What to do -
Copy every entry exactly as given, minus the images.

— start Information given —

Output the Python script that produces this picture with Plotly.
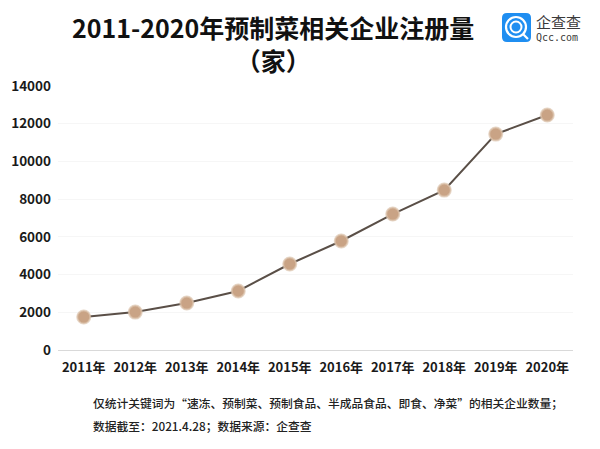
import plotly.graph_objects as go

years = ["2011年", "2012年", "2013年", "2014年", "2015年", "2016年", "2017年", "2018年", "2019年", "2020年"]
counts = [1750, 2010, 2490, 3130, 4560, 5780, 7210, 8480, 11450, 12460]
y_ticks = [0, 2000, 4000, 6000, 8000, 10000, 12000, 14000]

title_line1 = "2011-2020年预制菜相关企业注册量"
title_line2 = "（家）"
note1 = "仅统计关键词为“速冻、预制菜、预制食品、半成品食品、即食、净菜”的相关企业数量；"
note2 = "数据截至：2021.4.28；数据来源：企查查"
logo_cn = "企查查"
logo_en = "Qcc.com"

FONT = "Noto Sans CJK SC"

# page body has an 8px default margin; plot area in page pixels: x 58-573, y 86-350
PX0, PX1, PY0, PY1 = 58, 573, 86, 350


def px(x):
    return (x - PX0) / (PX1 - PX0)


def py(y):
    return (PY1 - y) / (PY1 - PY0)


fig = go.Figure()
fig.add_trace(go.Scatter(
    x=years, y=counts, mode="lines+markers",
    line=dict(color="#5a4f47", width=2),
    marker=dict(size=13, color="#c9a385", line=dict(color="rgba(220,195,172,0.7)", width=2)),
    hoverinfo="x+y", showlegend=False,
))

fig.update_layout(
    width=592, height=441,
    margin=dict(l=PX0 - 8, r=592 - (PX1 - 8), t=PY0 - 8, b=441 - (PY1 - 8)),
    paper_bgcolor="white", plot_bgcolor="white",
    font=dict(family=FONT, color="#222222"),
    xaxis=dict(
        type="category", range=[-0.5, 9.5], automargin=False,
        showgrid=False, showline=True, linecolor="#d9d9d9", linewidth=1,
        ticks="", ticklabelstandoff=5,
        tickfont=dict(size=13, family=FONT, color="#1a1a1a", weight="bold"),
        fixedrange=True,
    ),
    yaxis=dict(
        range=[0, 14000], tickvals=y_ticks, ticktext=[str(v) for v in y_ticks],
        automargin=False,
        showgrid=True, gridcolor="#f6f6f6", zeroline=False, showline=False,
        ticks="", ticklabelstandoff=6,
        tickfont=dict(size=13.5, family=FONT, color="#1a1a1a", weight="bold"),
        fixedrange=True,
    ),
)

# Title (two centred lines in one text block)
fig.add_annotation(xref="paper", yref="paper", x=px(273), y=py(43),
                   text=title_line1 + "<br>" + title_line2, showarrow=False,
                   xanchor="center", yanchor="middle", align="center",
                   font=dict(size=25, family=FONT, color="#111111", weight="bold"))

# Logo: rounded blue square with white swirl
x0, x1, y0, y1, r = 502, 531, 13, 42, 5
path = (f"M {px(x0 + r)} {py(y0)} L {px(x1 - r)} {py(y0)} Q {px(x1)} {py(y0)} {px(x1)} {py(y0 + r)} "
        f"L {px(x1)} {py(y1 - r)} Q {px(x1)} {py(y1)} {px(x1 - r)} {py(y1)} "
        f"L {px(x0 + r)} {py(y1)} Q {px(x0)} {py(y1)} {px(x0)} {py(y1 - r)} "
        f"L {px(x0)} {py(y0 + r)} Q {px(x0)} {py(y0)} {px(x0 + r)} {py(y0)} Z")
fig.add_shape(type="path", xref="paper", yref="paper", path=path,
              fillcolor="#1f8ef1", line=dict(width=0), layer="above")
fig.add_shape(type="circle", xref="paper", yref="paper",
              x0=px(506), x1=px(526), y0=py(37), y1=py(17),
              fillcolor="rgba(0,0,0,0)", line=dict(width=2.2, color="white"), layer="above")
fig.add_shape(type="circle", xref="paper", yref="paper",
              x0=px(510.5), x1=px(521.5), y0=py(32.5), y1=py(21.5),
              fillcolor="rgba(0,0,0,0)", line=dict(width=2, color="white"), layer="above")
fig.add_shape(type="line", xref="paper", yref="paper",
              x0=px(523), x1=px(528), y0=py(34), y1=py(39),
              line=dict(width=2.2, color="white"), layer="above")
fig.add_annotation(xref="paper", yref="paper", x=px(534), y=py(21),
                   text=logo_cn, showarrow=False, xanchor="left", yanchor="middle",
                   font=dict(size=15, family=FONT, color="#3a3a3a"))
fig.add_annotation(xref="paper", yref="paper", x=px(534), y=py(38),
                   text=logo_en, showarrow=False, xanchor="left", yanchor="middle",
                   font=dict(size=10, family="DejaVu Sans Mono", color="#3a3a3a"))

# Notes
fig.add_annotation(xref="paper", yref="paper", x=px(91), y=py(402),
                   text=note1, showarrow=False, xanchor="left", yanchor="middle",
                   font=dict(size=11.75, family=FONT, color="#222222", weight=500))
fig.add_annotation(xref="paper", yref="paper", x=px(91), y=py(425),
                   text=note2, showarrow=False, xanchor="left", yanchor="middle",
                   font=dict(size=11.75, family=FONT, color="#222222", weight=500))

fig.write_html("out.html")
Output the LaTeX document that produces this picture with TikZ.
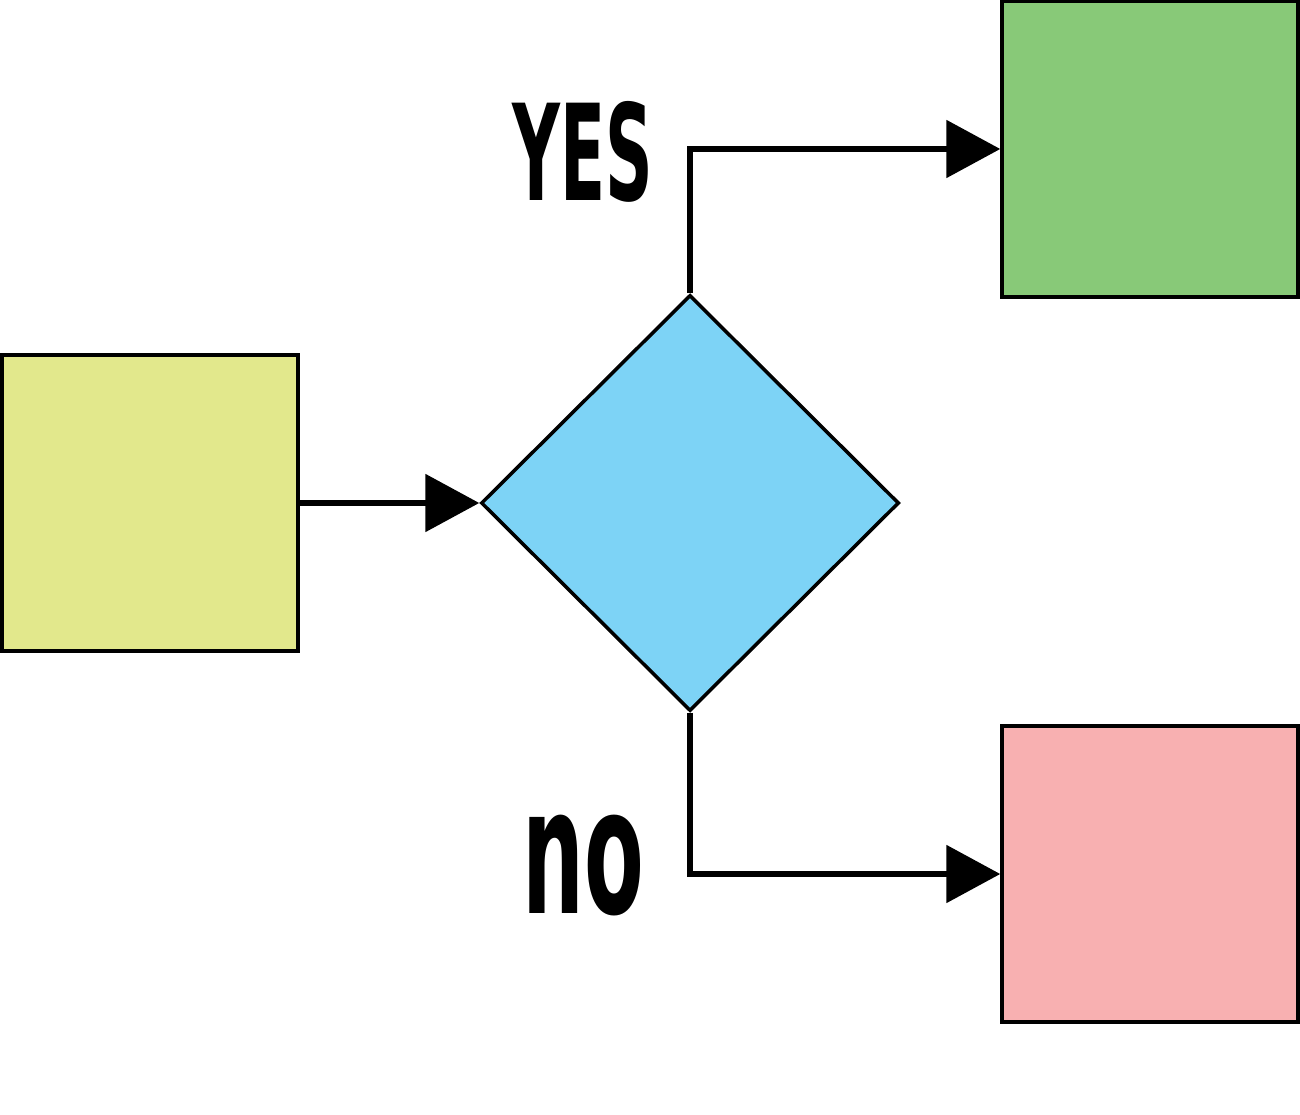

— end Information given —

Solved problem -
Output the Python script that produces this picture with Plotly.
import plotly.graph_objects as go

years = ["2011年", "2012年", "2013年", "2014年", "2015年", "2016年", "2017年", "2018年", "2019年", "2020年"]
counts = [1750, 2010, 2490, 3130, 4560, 5780, 7210, 8480, 11450, 12460]
y_ticks = [0, 2000, 4000, 6000, 8000, 10000, 12000, 14000]

title_line1 = "2011-2020年预制菜相关企业注册量"
title_line2 = "（家）"
note1 = "仅统计关键词为“速冻、预制菜、预制食品、半成品食品、即食、净菜”的相关企业数量；"
note2 = "数据截至：2021.4.28；数据来源：企查查"
logo_cn = "企查查"
logo_en = "Qcc.com"

FONT = "Noto Sans CJK SC"

# page body has an 8px default margin; plot area in page pixels: x 58-573, y 86-350
PX0, PX1, PY0, PY1 = 58, 573, 86, 350


def px(x):
    return (x - PX0) / (PX1 - PX0)


def py(y):
    return (PY1 - y) / (PY1 - PY0)


fig = go.Figure()
fig.add_trace(go.Scatter(
    x=years, y=counts, mode="lines+markers",
    line=dict(color="#5a4f47", width=2),
    marker=dict(size=13, color="#c9a385", line=dict(color="rgba(220,195,172,0.7)", width=2)),
    hoverinfo="x+y", showlegend=False,
))

fig.update_layout(
    width=592, height=441,
    margin=dict(l=PX0 - 8, r=592 - (PX1 - 8), t=PY0 - 8, b=441 - (PY1 - 8)),
    paper_bgcolor="white", plot_bgcolor="white",
    font=dict(family=FONT, color="#222222"),
    xaxis=dict(
        type="category", range=[-0.5, 9.5], automargin=False,
        showgrid=False, showline=True, linecolor="#d9d9d9", linewidth=1,
        ticks="", ticklabelstandoff=5,
        tickfont=dict(size=13, family=FONT, color="#1a1a1a", weight="bold"),
        fixedrange=True,
    ),
    yaxis=dict(
        range=[0, 14000], tickvals=y_ticks, ticktext=[str(v) for v in y_ticks],
        automargin=False,
        showgrid=True, gridcolor="#f6f6f6", zeroline=False, showline=False,
        ticks="", ticklabelstandoff=6,
        tickfont=dict(size=13.5, family=FONT, color="#1a1a1a", weight="bold"),
        fixedrange=True,
    ),
)

# Title (two centred lines in one text block)
fig.add_annotation(xref="paper", yref="paper", x=px(273), y=py(43),
                   text=title_line1 + "<br>" + title_line2, showarrow=False,
                   xanchor="center", yanchor="middle", align="center",
                   font=dict(size=25, family=FONT, color="#111111", weight="bold"))

# Logo: rounded blue square with white swirl
x0, x1, y0, y1, r = 502, 531, 13, 42, 5
path = (f"M {px(x0 + r)} {py(y0)} L {px(x1 - r)} {py(y0)} Q {px(x1)} {py(y0)} {px(x1)} {py(y0 + r)} "
        f"L {px(x1)} {py(y1 - r)} Q {px(x1)} {py(y1)} {px(x1 - r)} {py(y1)} "
        f"L {px(x0 + r)} {py(y1)} Q {px(x0)} {py(y1)} {px(x0)} {py(y1 - r)} "
        f"L {px(x0)} {py(y0 + r)} Q {px(x0)} {py(y0)} {px(x0 + r)} {py(y0)} Z")
fig.add_shape(type="path", xref="paper", yref="paper", path=path,
              fillcolor="#1f8ef1", line=dict(width=0), layer="above")
fig.add_shape(type="circle", xref="paper", yref="paper",
              x0=px(506), x1=px(526), y0=py(37), y1=py(17),
              fillcolor="rgba(0,0,0,0)", line=dict(width=2.2, color="white"), layer="above")
fig.add_shape(type="circle", xref="paper", yref="paper",
              x0=px(510.5), x1=px(521.5), y0=py(32.5), y1=py(21.5),
              fillcolor="rgba(0,0,0,0)", line=dict(width=2, color="white"), layer="above")
fig.add_shape(type="line", xref="paper", yref="paper",
              x0=px(523), x1=px(528), y0=py(34), y1=py(39),
              line=dict(width=2.2, color="white"), layer="above")
fig.add_annotation(xref="paper", yref="paper", x=px(534), y=py(21),
                   text=logo_cn, showarrow=False, xanchor="left", yanchor="middle",
                   font=dict(size=15, family=FONT, color="#3a3a3a"))
fig.add_annotation(xref="paper", yref="paper", x=px(534), y=py(38),
                   text=logo_en, showarrow=False, xanchor="left", yanchor="middle",
                   font=dict(size=10, family="DejaVu Sans Mono", color="#3a3a3a"))

# Notes
fig.add_annotation(xref="paper", yref="paper", x=px(91), y=py(402),
                   text=note1, showarrow=False, xanchor="left", yanchor="middle",
                   font=dict(size=11.75, family=FONT, color="#222222", weight=500))
fig.add_annotation(xref="paper", yref="paper", x=px(91), y=py(425),
                   text=note2, showarrow=False, xanchor="left", yanchor="middle",
                   font=dict(size=11.75, family=FONT, color="#222222", weight=500))

fig.write_html("out.html")
Output the LaTeX document that produces this picture with TikZ.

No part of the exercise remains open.